Although the order was labeled and appealed as a final judgment, in fact it was a non-final order because it merely granted Flournoy's motion for summary judgment. See L F Partners, Ltd. v. Miceli, 555 So.2d 1283 (Fla. 2d DCA 1990). Still, we have jurisdiction to review the order under Florida Rule of Appellate Procedure 9.130(a)(3)(C)(ii) because it determined the right to immediate possession of property.

St. Mary's finds itself embroiled in a dispute among prior owners of the Fountains Bingo Hall in Bradenton. Eight Hundred, formerly known as Pondella Hall for Hire, Inc., sold the hall to American Bingo Gaming Corp. The purchase agreement called for American Bingo to make a cash payment at closing and also to execute a promissory note secured by a security agreement and financing statements. The agreement provided that the purchase price was to be adjusted based on the total net profits of the bingo operation during the first year.

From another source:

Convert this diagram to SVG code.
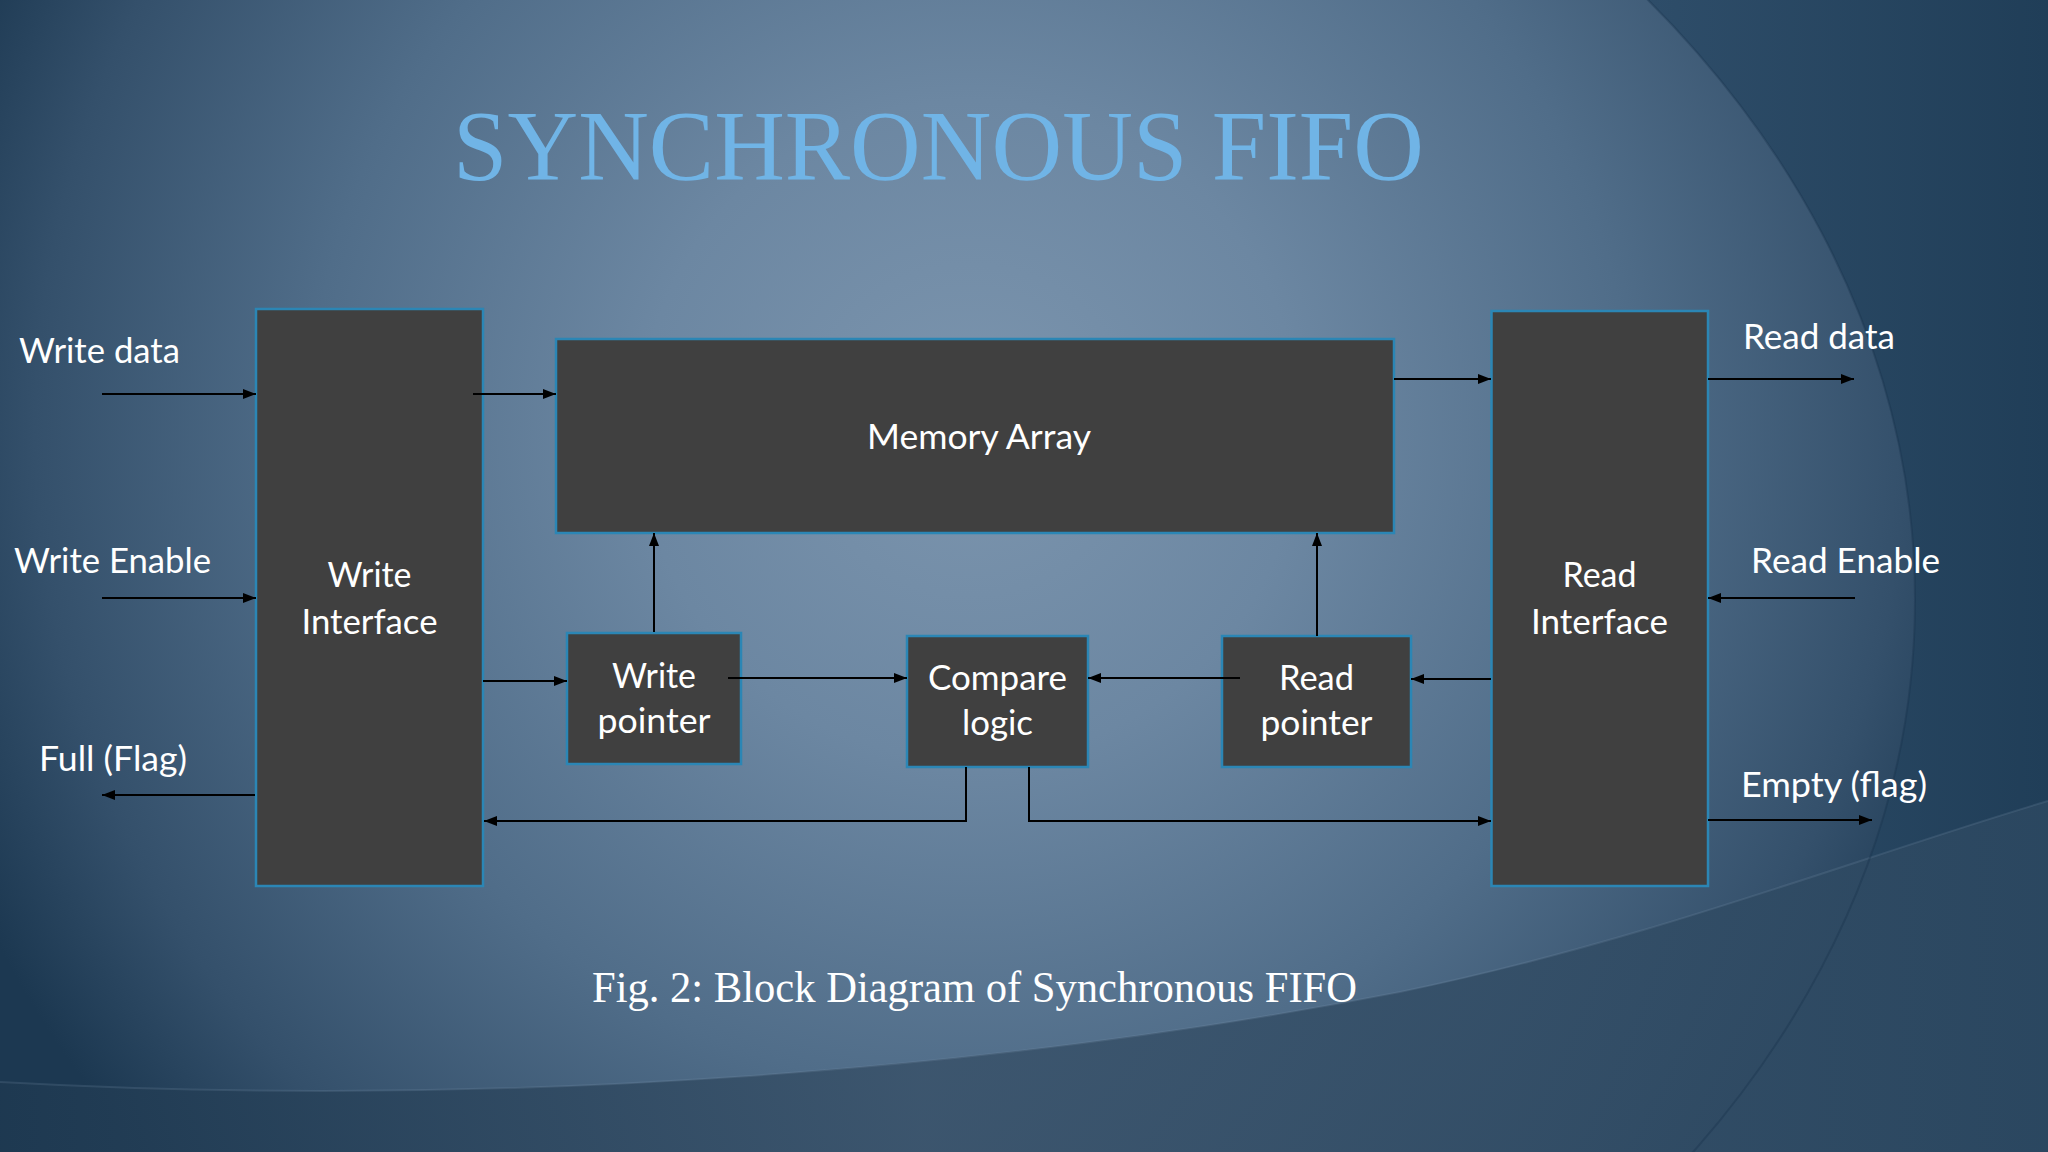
<svg xmlns="http://www.w3.org/2000/svg" width="2048" height="1152" viewBox="0 0 2048 1152">
  <defs>
    <radialGradient id="bgLight" gradientUnits="userSpaceOnUse" cx="970" cy="430" r="1100">
      <stop offset="0" stop-color="#7C95AE"/>
      <stop offset="0.3" stop-color="#6C87A2"/>
      <stop offset="0.6" stop-color="#506D89"/>
      <stop offset="0.85" stop-color="#34506B"/>
      <stop offset="1" stop-color="#1C3851"/>
    </radialGradient>
    <linearGradient id="bgOut" gradientUnits="userSpaceOnUse" x1="1650" y1="0" x2="2048" y2="0">
      <stop offset="0" stop-color="#2E4D69"/>
      <stop offset="1" stop-color="#203E58"/>
    </linearGradient>
    <linearGradient id="bgBand" gradientUnits="userSpaceOnUse" x1="0" y1="0" x2="2048" y2="0">
      <stop offset="0" stop-color="#1E3951"/>
      <stop offset="0.45" stop-color="#3A536B"/>
      <stop offset="1" stop-color="#2C4861"/>
    </linearGradient>
    <marker id="ah" markerUnits="userSpaceOnUse" markerWidth="13" markerHeight="10" refX="13" refY="5" orient="auto">
      <path d="M0,0 L13,5 L0,10 Z" fill="#000"/>
    </marker>
    <style>
      .lbl { font-family: Lato, "Open Sans", "Liberation Sans", sans-serif; font-size: 34px; fill: #FFFFFF; }
      .mid { text-anchor: middle; }
      .box { fill: #404040; stroke: #2B86B5; stroke-width: 2.5; }
      .wire { stroke: #000000; stroke-width: 2; fill: none; marker-end: url(#ah); }
    </style>
  </defs>

  <!-- background -->
  <rect x="0" y="0" width="2048" height="1152" fill="url(#bgOut)"/>
  <ellipse cx="580" cy="600" rx="1335" ry="1000" fill="url(#bgLight)"/>
  <path d="M0,1082 C500,1110 1000,1070 1400,992 C1650,940 1850,860 2048,801 L2048,1152 L0,1152 Z" fill="url(#bgBand)" opacity="0.9"/>
  <path d="M0,1082 C500,1110 1000,1070 1400,992 C1650,940 1850,860 2048,801" fill="none" stroke="#7E97AE" stroke-width="2" opacity="0.2"/>
  <ellipse cx="580" cy="600" rx="1335" ry="1000" fill="none" stroke="#18304A" stroke-width="2" opacity="0.35"/>

  <!-- title and caption -->
  <text x="453" y="179" font-family="'Liberation Serif', 'Times New Roman', serif" font-size="100" fill="#70B4E6" textLength="971" lengthAdjust="spacingAndGlyphs">SYNCHRONOUS FIFO</text>
  <text x="592" y="1002" font-family="'Liberation Serif', 'Times New Roman', serif" font-size="44" fill="#FFFFFF" textLength="765" lengthAdjust="spacingAndGlyphs">Fig. 2: Block Diagram of Synchronous FIFO</text>

  <!-- external labels -->
  <g id="labels">
    <text class="lbl" x="19" y="363" textLength="161" lengthAdjust="spacingAndGlyphs">Write data</text>
    <text class="lbl" x="14" y="573" textLength="197" lengthAdjust="spacingAndGlyphs">Write Enable</text>
    <text class="lbl" x="39" y="771" textLength="148" lengthAdjust="spacingAndGlyphs">Full (Flag)</text>
    <text class="lbl" x="1743" y="349" textLength="152" lengthAdjust="spacingAndGlyphs">Read data</text>
    <text class="lbl" x="1751" y="573" textLength="189" lengthAdjust="spacingAndGlyphs">Read Enable</text>
    <text class="lbl" x="1741" y="797" textLength="186" lengthAdjust="spacingAndGlyphs">Empty (flag)</text>
  </g>

  <!-- nodes -->
  <g id="write-interface">
    <rect class="box" x="256" y="309" width="227" height="577"/>
    <text class="lbl mid" x="369.5" y="587" textLength="84" lengthAdjust="spacingAndGlyphs">Write</text>
    <text class="lbl mid" x="369.5" y="634" textLength="136" lengthAdjust="spacingAndGlyphs">Interface</text>
  </g>
  <g id="memory-array">
    <rect class="box" x="556" y="339" width="838" height="194"/>
    <text class="lbl mid" x="979" y="449" textLength="224" lengthAdjust="spacingAndGlyphs">Memory Array</text>
  </g>
  <g id="write-pointer">
    <rect class="box" x="567" y="633" width="174" height="131"/>
    <text class="lbl mid" x="654" y="688" textLength="84" lengthAdjust="spacingAndGlyphs">Write</text>
    <text class="lbl mid" x="654" y="733" textLength="113" lengthAdjust="spacingAndGlyphs">pointer</text>
  </g>
  <g id="compare-logic">
    <rect class="box" x="907" y="636" width="181" height="131"/>
    <text class="lbl mid" x="997.5" y="690" textLength="139" lengthAdjust="spacingAndGlyphs">Compare</text>
    <text class="lbl mid" x="997.5" y="735" textLength="71" lengthAdjust="spacingAndGlyphs">logic</text>
  </g>
  <g id="read-pointer">
    <rect class="box" x="1222" y="636" width="189" height="131"/>
    <text class="lbl mid" x="1316.5" y="690" textLength="75" lengthAdjust="spacingAndGlyphs">Read</text>
    <text class="lbl mid" x="1316.5" y="735" textLength="112" lengthAdjust="spacingAndGlyphs">pointer</text>
  </g>
  <g id="read-interface">
    <rect class="box" x="1491.5" y="311" width="216.5" height="575"/>
    <text class="lbl mid" x="1599.5" y="587" textLength="74" lengthAdjust="spacingAndGlyphs">Read</text>
    <text class="lbl mid" x="1599.5" y="634" textLength="137" lengthAdjust="spacingAndGlyphs">Interface</text>
  </g>

  <!-- connectors -->
  <g id="connectors">
    <path class="wire" d="M102,394 H256"/>
    <path class="wire" d="M102,598 H256"/>
    <path class="wire" d="M255,795 H102"/>
    <path class="wire" d="M473,394 H556"/>
    <path class="wire" d="M483,681 H567"/>
    <path class="wire" d="M654,632 V533"/>
    <path class="wire" d="M1317,636 V533"/>
    <path class="wire" d="M728,678 H907"/>
    <path class="wire" d="M1240,678 H1088"/>
    <path class="wire" d="M1491,679 H1411"/>
    <path class="wire" d="M966,767 V821 H484"/>
    <path class="wire" d="M1029,767 V821 H1491"/>
    <path class="wire" d="M1394,379 H1491"/>
    <path class="wire" d="M1708,379 H1854"/>
    <path class="wire" d="M1855,598 H1708"/>
    <path class="wire" d="M1708,820 H1872"/>
  </g>
</svg>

American Bingo transferred the Fountains to its subsidiary, 6323 14th Street Hall for Hire, Inc., which then sold it to St. Mary's. In the latter transaction, St. Mary's gave 6323 a promissory note for the entire purchase price. St. Mary's purchased "subject to any rights, liens, or obligations, including any security agreement covering Fountains and its assets, which [6323] may owe to Pondella Hall for Hire, Inc. [now Eight Hundred, Inc.] as is evidenced by that certain Asset Purchase Agreement executed by and between American Bingo Gaming Corp. and Pondella Hall for Hire, Inc. dated July 17, 1995."

After St. Mary's acquired the Fountains, Eight Hundred wrote to American Bingo demanding the immediate return of the bingo hall assets for non-payment of the adjusted purchase price based on future operations revenue and for failure to execute certain documents. Eight Hundred also wrote to St. Mary's asserting that 6323 did not have title to the bingo hall it sold to St. Mary's, and demanding "payment for the use of assets which rightfully belong to Eight Hundred, Inc."

Meanwhile, the Florida Attorney General was investigating 6323 and American Bingo for allegedly engaging in illegal bingo activities. Ultimately, 6323 and American Bingo entered into a settlement agreement with the State in which they agreed to cease their involvement with bingo activities in Florida and to transfer their interests in the St. Mary's promissory note to unrelated entities. The 6323 entity assigned the note to Flournoy. 6323 and Flournoy wrote to St. Mary's instructing it to send future note payments to Flournoy.

Confronted with the foregoing demands for payment, St. Mary's filed an interpleader complaint and deposited $42,000 in note payments into the court registry. We agree with the circuit court that the requirements of an interpleader action were not met.

An interpleader action lies under the following conditions:

(1) the claims must be dependent or have a common origin; (2) the same thing, debt (or duty) or stake must be claimed by defendants; (3) the plaintiff must have no interest in the subject matter . . .; and (4) the plaintiff must be in a position of indifference, having incurred no independent liability to either of the claimants, but must stand indifferent between them merely as a stakeholder, and it must appear that no act on his part has caused the embarrassment of conflicting claims and the peril of double vexation.

Prince, 670 So.2d at 92 (other citations omitted).

The action filed by St. Mary's failed to meet two of these conditions. First, the defendants did not claim the same thing. Eight Hundred asserted entitlement to payment for use of the bingo hall assets to which it claimed ownership. Flournoy asserted entitlement to payments under the promissory note St. Mary's gave when it purchased the bingo hall from 6323. Second, because Flournoy held the St. Mary's promissory note and because St. Mary's purchased from Flournoy's assignor subject to Eight Hundred's rights, St. Mary's was not in a position of indifference between the defendants. See Prince, 670 So.2d 94-95.

Accordingly, we affirm.

PATTERSON, C.J., and PARKER, J., Concur.